General characteristics
- Type: Patrol vessel
- Tonnage: 82 Gross register tons
- Length: 101 ft 0 in (30.78 m)
- Beam: 15 ft 0 in (4.57 m)
- Draft: 5 ft 6 in (1.68 m) mean
- Propulsion: Steam engine
- Speed: 12 knots
- Complement: 19
- Armament: 2 × 3-pounder guns

= USS Talofa =

Patrol vessel of the United States Navy

USS Talofa (SP-1016) was a United States Navy patrol vessel in commission from 1917 to 1919.

Talofa was built in 1910 as a private steam yacht of the same name by George Lawley & Son at Neponset, Massachusetts.

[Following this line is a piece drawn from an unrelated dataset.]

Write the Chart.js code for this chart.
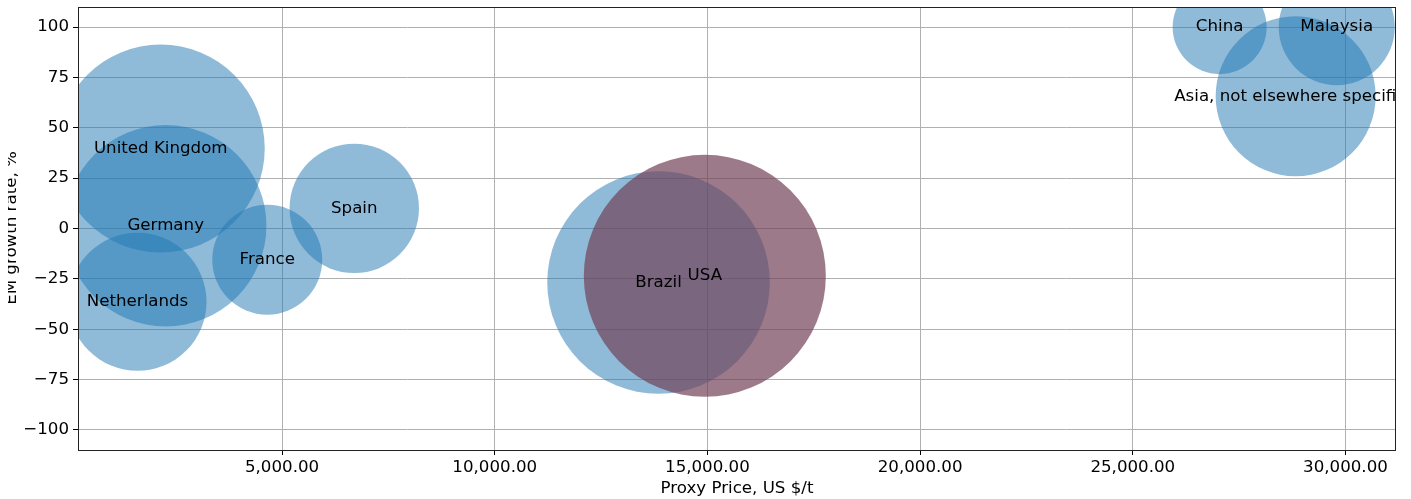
<!DOCTYPE html>
<html>
<head>
<meta charset="utf-8">
<script src="https://cdn.jsdelivr.net/npm/chart.js@4"></script>
<style>
  html, body { margin: 0; padding: 0; background: #fff; overflow: hidden; }
  #bubbleChart { display: block; }
</style>
</head>
<body>
<canvas id="bubbleChart" width="1411" height="499"></canvas>
<script>
// data
const countries = ["United Kingdom", "Germany", "Netherlands", "France", "Spain", "Brazil", "China", "Malaysia", "Asia, not elsewhere specified"];
const proxyPrice = [2148, 2265, 1602, 4652, 6698, 13851, 27042, 29795, 28829];
const emGrowth = [39.7, 1.4, -36.4, -15.5, 10.0, -26.8, 100, 100, 65.7];
const bubbleSize = [104, 100.7, 69, 55, 64.7, 111.3, 47, 58, 80];

const usaLabel = ["USA"];
const usaPrice = [14939];
const usaGrowth = [-23.5];
const usaSize = [121];

const xTicks = [5000, 10000, 15000, 20000, 25000, 30000];
const yTicks = [-100, -75, -50, -25, 0, 25, 50, 75, 100];

const FONT = "'DejaVu Sans', sans-serif";
const FSIZE = 16.67;

function toPoints(xs, ys, rs) {
  return xs.map((x, i) => ({ x: x, y: ys[i], r: rs[i] }));
}

// names on top of the bubbles, clipped to the plot box, plus frame and axis titles
const bubbleLabels = {
  id: "bubbleLabels",
  afterDraw(chart) {
    const { ctx, chartArea } = chart;
    ctx.save();
    ctx.beginPath();
    ctx.rect(chartArea.left, chartArea.top, chartArea.right - chartArea.left, chartArea.bottom - chartArea.top);
    ctx.clip();
    ctx.font = FSIZE + "px " + FONT;
    ctx.fillStyle = "#000";
    ctx.textAlign = "center";
    ctx.textBaseline = "middle";
    chart.data.datasets.forEach((ds, di) => {
      const meta = chart.getDatasetMeta(di);
      meta.data.forEach((pt, i) => {
        ctx.fillText(ds.names[i], pt.x, pt.y);
      });
    });
    ctx.restore();

    // frame round the plot
    ctx.save();
    ctx.strokeStyle = "#222";
    ctx.lineWidth = 1;
    ctx.strokeRect(chartArea.left + 0.5, chartArea.top + 0.5, chartArea.right - chartArea.left - 1, chartArea.bottom - chartArea.top);
    ctx.restore();

    // x title
    ctx.save();
    ctx.font = FSIZE + "px " + FONT;
    ctx.fillStyle = "#000";
    ctx.textAlign = "center";
    ctx.textBaseline = "alphabetic";
    ctx.fillText("Proxy Price, US $/t", (chartArea.left + chartArea.right) / 2, 493);
    ctx.restore();

    // y title, mostly cut off at the left edge like the original
    ctx.save();
    ctx.beginPath();
    ctx.rect(8, 0, 100, chart.height);
    ctx.clip();
    ctx.translate(16, 228);
    ctx.rotate(-Math.PI / 2);
    ctx.font = FSIZE + "px " + FONT;
    ctx.fillStyle = "#000";
    ctx.textAlign = "center";
    ctx.textBaseline = "alphabetic";
    ctx.fillText("EM growth rate, %", 0, 0);
    ctx.restore();
  }
};

const ctx = document.getElementById("bubbleChart").getContext("2d");
const bubbleChart = new Chart(ctx, {
  type: "bubble",
  data: {
    datasets: [
      {
        label: "USA",
        names: usaLabel,
        data: toPoints(usaPrice, usaGrowth, usaSize),
        backgroundColor: "rgba(116, 65, 88, 0.7)",
        borderWidth: 0,
        clip: 0
      },
      {
        label: "Countries",
        names: countries,
        data: toPoints(proxyPrice, emGrowth, bubbleSize),
        backgroundColor: "rgba(31, 119, 180, 0.5)",
        borderWidth: 0,
        clip: 0
      }
    ]
  },
  options: {
    responsive: false,
    animation: false,
    devicePixelRatio: 1,
    layout: { autoPadding: false, padding: { left: 0, right: 15, top: 7, bottom: 0 } },
    plugins: {
      legend: { display: false },
      tooltip: { enabled: false }
    },
    scales: {
      x: {
        type: "linear",
        min: 203,
        max: 31188,
        z: 1,
        afterBuildTicks: (s) => { s.ticks = xTicks.map(v => ({ value: v })); },
        afterFit: (s) => { s.height = 49; s.paddingLeft = 0; s.paddingRight = 0; },
        ticks: {
          autoSkip: false,
          maxRotation: 0,
          padding: 3,
          color: "#000",
          font: { family: FONT, size: FSIZE },
          callback: (v) => Number(v).toLocaleString("en-US", { minimumFractionDigits: 2, maximumFractionDigits: 2 })
        },
        grid: { color: "#b0b0b0", lineWidth: 1, tickColor: "#000", tickLength: 5 },
        border: { display: false }
      },
      y: {
        min: -110,
        max: 110,
        z: 1,
        afterBuildTicks: (s) => { s.ticks = yTicks.map(v => ({ value: v })); },
        afterFit: (s) => { s.width = 78; s.paddingTop = 0; s.paddingBottom = 0; },
        ticks: {
          autoSkip: false,
          padding: 4,
          color: "#000",
          font: { family: FONT, size: FSIZE },
          callback: (v) => v < 0 ? "\u2212" + Math.abs(v) : String(v)
        },
        grid: { color: "#b0b0b0", lineWidth: 1, tickColor: "#000", tickLength: 5 },
        border: { display: false }
      }
    }
  },
  plugins: [bubbleLabels]
});
</script>
</body>
</html>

In April 1917, the U.S. Navy acquired her under a free lease from her owner, Eben H. Ellison, for use as a section patrol boat during World War I; sources disagree on the date of acquisition, claiming both 16 and 28 April 1917. She was commissioned as USS Talofa (SP-1016); sources also disagree on her commissioning date, claiming both 16 April and 8 May 1917.

Assigned to the 1st Naval District in northern New England, Talofa carried out patrol duties through the end of World War I and into 1919.

The Navy returned Talofa to Ellison by no later than 24 April 1919, and her name subsequently was stricken from the Navy List.